Kathy: I think that, if you can get the reader to relate to the character, to identify a little bit, then they will identify with what that character wants and needs. It reminds me of being on Twitter the other day, and some guy said something awful and I was angry. And then I went to his profile to see if he was a bot, and it turned out he was an army veteran, completely disabled, and he was apologizing anxiously because he has to use speech-to-text, “so please forgive any errors.” Suddenly, I had a totally different picture of this guy. It didn’t make it okay if he was racist or sexist or whatever, but it just makes him a more complex and relatable guy. Or in The Corrections, Jonathan Franzen could show somebody’s mother—“God, Mom, stop obsessing about this ridiculous thing”—or you can show this woman in her kitchen all alone making things and listening to the cat and looking forward so much to Christmas when she will see her kids. Now suddenly you are on her side.

Heidi: Vulnerability.

Kathy: Yeah vulnerability. In his Twitter profile, that guy was so vulnerable that suddenly I saw him in a completely different way.

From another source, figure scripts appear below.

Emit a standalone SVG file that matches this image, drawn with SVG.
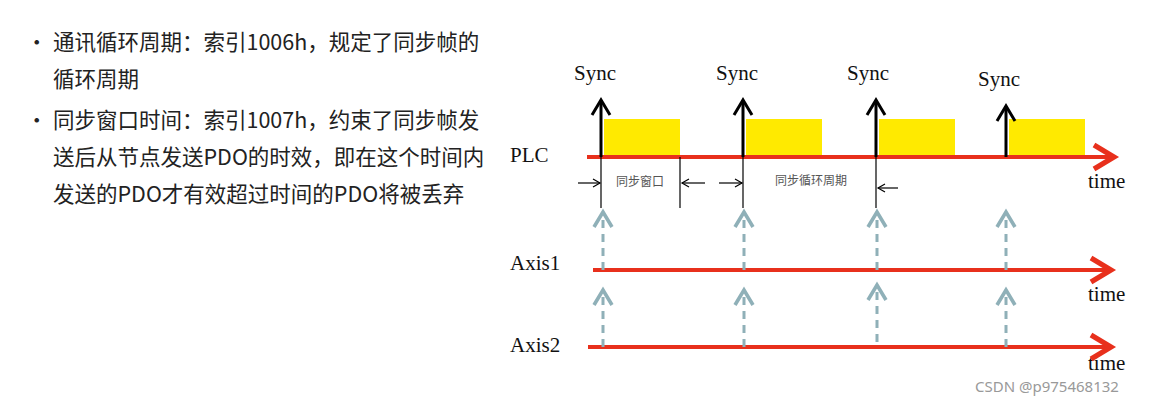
<svg xmlns="http://www.w3.org/2000/svg" width="1167" height="401" viewBox="0 0 1167 401">
<style>
.t{font-family:"Noto Sans CJK SC","Noto Sans",sans-serif;font-size:21.5px;fill:#222}
.s{font-family:"Liberation Serif","Noto Sans CJK SC",serif;font-size:21px;fill:#111}
.c{font-family:"Noto Sans CJK SC",sans-serif;font-size:12px;fill:#555}
.red{stroke:#e8301c;stroke-width:4;fill:none}
.blk{stroke:#000;stroke-width:3;fill:none}
.thin{stroke:#000;stroke-width:1.2;fill:none}
.dash{stroke:#8fb0b8;stroke-width:3;stroke-dasharray:8,6;fill:none}
.y{fill:#ffea00}
</style>
<defs>
<marker id="ra" markerWidth="8" markerHeight="8" refX="6" refY="4" orient="auto" markerUnits="strokeWidth"><path d="M1,1 L6,4 L1,7" stroke="#e8301c" stroke-width="1.3" fill="none"/></marker>
<marker id="ba" markerWidth="8" markerHeight="8" refX="6" refY="4" orient="auto" markerUnits="strokeWidth"><path d="M1,1 L6,4 L1,7" stroke="#000" stroke-width="1" fill="none"/></marker>
<marker id="ga" markerWidth="8" markerHeight="8" refX="6" refY="4" orient="auto" markerUnits="strokeWidth"><path d="M1,1 L6,4 L1,7" stroke="#8fb0b8" stroke-width="1.2" fill="none"/></marker>
<marker id="ta" markerWidth="10" markerHeight="10" refX="8" refY="5" orient="auto" markerUnits="userSpaceOnUse"><path d="M1,1 L8,5 L1,9" stroke="#000" stroke-width="1.2" fill="none"/></marker>
</defs>
<g id="text">
<text class="t" x="26" y="50">•</text><text class="t" x="53" y="50">通讯循环周期：索引1006h，规定了同步帧的</text>
<text class="t" x="53" y="87">循环周期</text>
<text class="t" x="26" y="128">•</text><text class="t" x="53" y="128">同步窗口时间：索引1007h，约束了同步帧发</text>
<text class="t" x="53" y="165">送后从节点发送PDO的时效，即在这个时间内</text>
<text class="t" x="53" y="202">发送的PDO才有效超过时间的PDO将被丢弃</text>
</g>
<g id="windows">
<rect class="y" x="604" y="119" width="76" height="38"/>
<rect class="y" x="746" y="119" width="76" height="38"/>
<rect class="y" x="879" y="119" width="76" height="38"/>
<rect class="y" x="1009" y="119" width="76" height="38"/>
</g>
<g id="labels">
<text class="s" x="510" y="162">PLC</text>
<text class="s" x="510" y="270">Axis1</text>
<text class="s" x="510" y="352">Axis2</text>
<text class="s" x="574" y="80">Sync</text>
<text class="s" x="716" y="80">Sync</text>
<text class="s" x="847" y="80">Sync</text>
<text class="s" x="978" y="86">Sync</text>
<text class="s" x="1088" y="188">time</text>
<text class="s" x="1088" y="301">time</text>
<text class="s" x="1088" y="370">time</text>
<text class="c" x="616" y="186">同步窗口</text>
<text class="c" x="775" y="185">同步循环周期</text>
<text x="975" y="392" style="font-family:'Noto Sans',sans-serif;font-size:15px;fill:#999">CSDN @p975468132</text>
</g>
<g id="connectors">
<line class="red" x1="587" y1="157" x2="1114" y2="157" marker-end="url(#ra)"/>
<line class="red" x1="593" y1="270" x2="1111" y2="270" marker-end="url(#ra)"/>
<line class="red" x1="588" y1="347" x2="1111" y2="347" marker-end="url(#ra)"/>
<line class="blk" x1="601" y1="157" x2="601" y2="100" marker-end="url(#ba)"/>
<line class="blk" x1="743" y1="157" x2="743" y2="100" marker-end="url(#ba)"/>
<line class="blk" x1="876" y1="157" x2="876" y2="100" marker-end="url(#ba)"/>
<line class="blk" x1="1006" y1="157" x2="1006" y2="106" marker-end="url(#ba)"/>
<line class="thin" x1="601" y1="157" x2="601" y2="208"/>
<line class="thin" x1="680" y1="157" x2="680" y2="208"/>
<line class="thin" x1="743" y1="157" x2="743" y2="208"/>
<line class="thin" x1="876" y1="157" x2="876" y2="208"/>
<line class="thin" x1="578" y1="183" x2="600" y2="183" marker-end="url(#ta)"/>
<line class="thin" x1="705" y1="183" x2="682" y2="183" marker-end="url(#ta)"/>
<line class="thin" x1="719" y1="183" x2="742" y2="183" marker-end="url(#ta)"/>
<line class="thin" x1="898" y1="188" x2="878" y2="188" marker-end="url(#ta)"/>
<line class="dash" x1="603" y1="270" x2="603" y2="212" marker-end="url(#ga)"/>
<line class="dash" x1="744" y1="270" x2="744" y2="212" marker-end="url(#ga)"/>
<line class="dash" x1="877" y1="270" x2="877" y2="212" marker-end="url(#ga)"/>
<line class="dash" x1="1006" y1="270" x2="1006" y2="212" marker-end="url(#ga)"/>
<line class="dash" x1="603" y1="347" x2="603" y2="290" marker-end="url(#ga)"/>
<line class="dash" x1="744" y1="347" x2="744" y2="290" marker-end="url(#ga)"/>
<line class="dash" x1="877" y1="342" x2="877" y2="285" marker-end="url(#ga)"/>
<line class="dash" x1="1006" y1="347" x2="1006" y2="290" marker-end="url(#ga)"/>
</g>
</svg>
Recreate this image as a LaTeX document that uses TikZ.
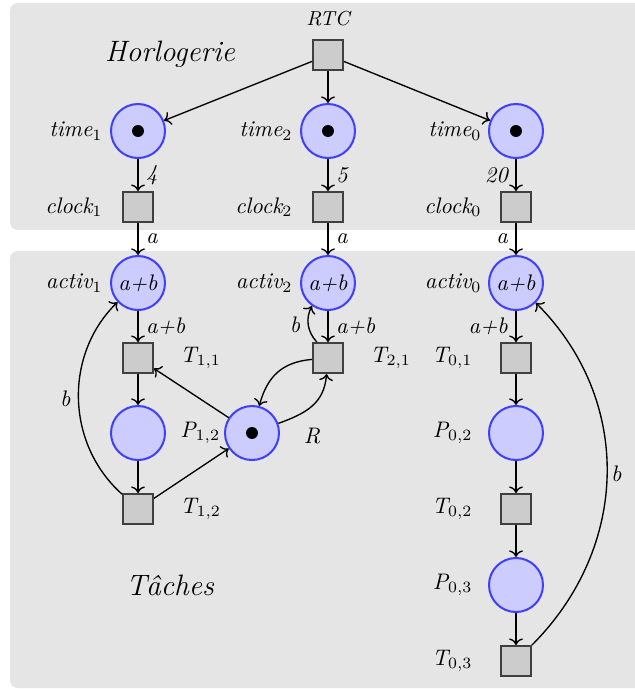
\documentclass[tikz,border=0pt]{standalone}
\usetikzlibrary{arrows.meta}
\begin{document}
\begin{tikzpicture}[x=0.4444pt,y=-0.4444pt,
  every node/.style={font=\itshape},
  place/.style={circle,draw=blue!75,fill=blue!20,line width=0.9pt,minimum size=24pt,inner sep=0pt},
  trans/.style={rectangle,draw=black!75,fill=black!20,line width=0.9pt,minimum size=13.3pt,inner sep=0pt},
  token/.style={circle,fill=black,minimum size=5.3pt,inner sep=0pt},
  arc/.style={->,semithick},
  panel/.style={fill=black!10,rounded corners=3.5pt},
  lblw/.style={anchor=east,inner sep=0pt},
  lble/.style={anchor=west,inner sep=0pt},
  title/.style={font=\fontsize{13.1}{15}\selectfont\itshape}
]
\useasboundingbox (0,0) rectangle (635,689);
\clip (0,0) rectangle (635,689);
\fill[panel] (10,3) rectangle (660,230);
\fill[panel] (10,251) rectangle (660,688);

\node[title] (horl) at (170,54) {Horlogerie};
\node[title] (taches) at (170,585) {Tâches};

% top
\node[trans] (rtc) at (328,55) {};
\node[font=\small\itshape] (rtcl) at (328,19) {RTC};

\node[place] (time1) at (138,131) {};
\node[place] (time2) at (328,131) {};
\node[place] (time0) at (516,131) {};
\node[token] (tk1) at (time1) {};
\node[token] (tk2) at (time2) {};
\node[token] (tk0) at (time0) {};
\node[lblw] (time1l) at (103,131) {time$_1$};
\node[lblw] (time2l) at (293,131) {time$_2$};
\node[lblw] (time0l) at (482,131) {time$_0$};

\node[trans] (clock1) at (138,207) {};
\node[trans] (clock2) at (328,207) {};
\node[trans] (clock0) at (516,207) {};
\node[lblw] (clock1l) at (103,207) {clock$_1$};
\node[lblw] (clock2l) at (293,207) {clock$_2$};
\node[lblw] (clock0l) at (482,207) {clock$_0$};

% bottom
\node[place] (activ1) at (138,283) {a+b};
\node[place] (activ2) at (328,283) {a+b};
\node[place] (activ0) at (516,283) {a+b};
\node[lblw] (activ1l) at (103,283) {activ$_1$};
\node[lblw] (activ2l) at (293,283) {activ$_2$};
\node[lblw] (activ0l) at (482,283) {activ$_0$};

\node[trans] (t11) at (138,358) {};
\node[place] (p12) at (138,433) {};
\node[trans] (t12) at (138,509) {};
\node[place] (r) at (252,433) {};
\node[token] (tkr) at (r) {};
\node[trans] (t21) at (328,358) {};
\node[lble] (t11l) at (180,358) {T$_{1,1}$};
\node[lble] (p12l) at (180,433) {P$_{1,2}$};
\node[lble] (t12l) at (180,509) {T$_{1,2}$};
\node[lble] (t21l) at (370,358) {T$_{2,1}$};
\node (rl) at (312,436) {R};

\node[trans] (t01) at (516,358) {};
\node[place] (p02) at (516,433) {};
\node[trans] (t02) at (516,509) {};
\node[place] (p03) at (516,585) {};
\node[trans] (t03) at (516,661) {};
\node[lblw] (t01l) at (473,358) {T$_{0,1}$};
\node[lblw] (p02l) at (473,433) {P$_{0,2}$};
\node[lblw] (t02l) at (473,509) {T$_{0,2}$};
\node[lblw] (p03l) at (473,585) {P$_{0,3}$};
\node[lblw] (t03l) at (473,661) {T$_{0,3}$};

% arcs
\draw[arc] (rtc) -- (time1);
\draw[arc] (rtc) -- (time2);
\draw[arc] (rtc) -- (time0);
\draw[arc] (time1) -- node[right] {4} (clock1);
\draw[arc] (time2) -- node[right] {5} (clock2);
\draw[arc] (time0) -- node[left] {20} (clock0);
\draw[arc] (clock1) -- node[right] {a} (activ1);
\draw[arc] (clock2) -- node[right] {a} (activ2);
\draw[arc] (clock0) -- node[left] {a} (activ0);
\draw[arc] (activ1) -- node[right] {a+b} (t11);
\draw[arc] (activ2) -- node[right] {a+b} (t21);
\draw[arc] (activ0) -- node[left] {a+b} (t01);

\draw[arc] (t11) -- (p12);
\draw[arc] (p12) -- (t12);
\draw[arc] (t12) -- (r);
\draw[arc] (r) -- (t11);
\draw[arc] (t12) to[bend left=47] node[left] {b} (activ1);
\draw[arc] (t21) to[out=185,in=75,looseness=1.1] (r);
\draw[arc] (r) to[out=20,in=265,looseness=1.1] (t21);
\draw[arc] (t21) to[bend left=35] node[left] {b} (activ2);

\draw[arc] (t01) -- (p02);
\draw[arc] (p02) -- (t02);
\draw[arc] (t02) -- (p03);
\draw[arc] (p03) -- (t03);
\draw[arc] (t03) to[out=45,in=-45,looseness=1.03] node[right,inner sep=1.5pt] {b} (activ0);
\end{tikzpicture}
\end{document}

Heidi: That reminds me of a writer who had written a racist character, and she felt she had skewered this woman perfectly. Everyone was going to be in gales of laughter. The editor told her, “You can’t do this,” and she finally realized she had to approach that character with love. Once she did love that character, the racism was still going to come through, and you were still going to hate it, but it was going to be rubbing at you every place. There is something about seeing a character’s weaknesses, seeing where they fit you, where their vulnerabilities fit yours.

Kathy: That is so true. That is what is missing on social media. If everybody comes on fully armored in “ready for war” armor and “I am a perfect person whose life is completely flawless” armor, we don’t get any kind of picture of each other. It is so unsatisfying and yet weirdly attractive. People go there to tribe up with their tribes, and they just speak to the worst in our little monkey selves. “I am in a tribe and you are the bad guy.”

Heidi: That is why you need fiction.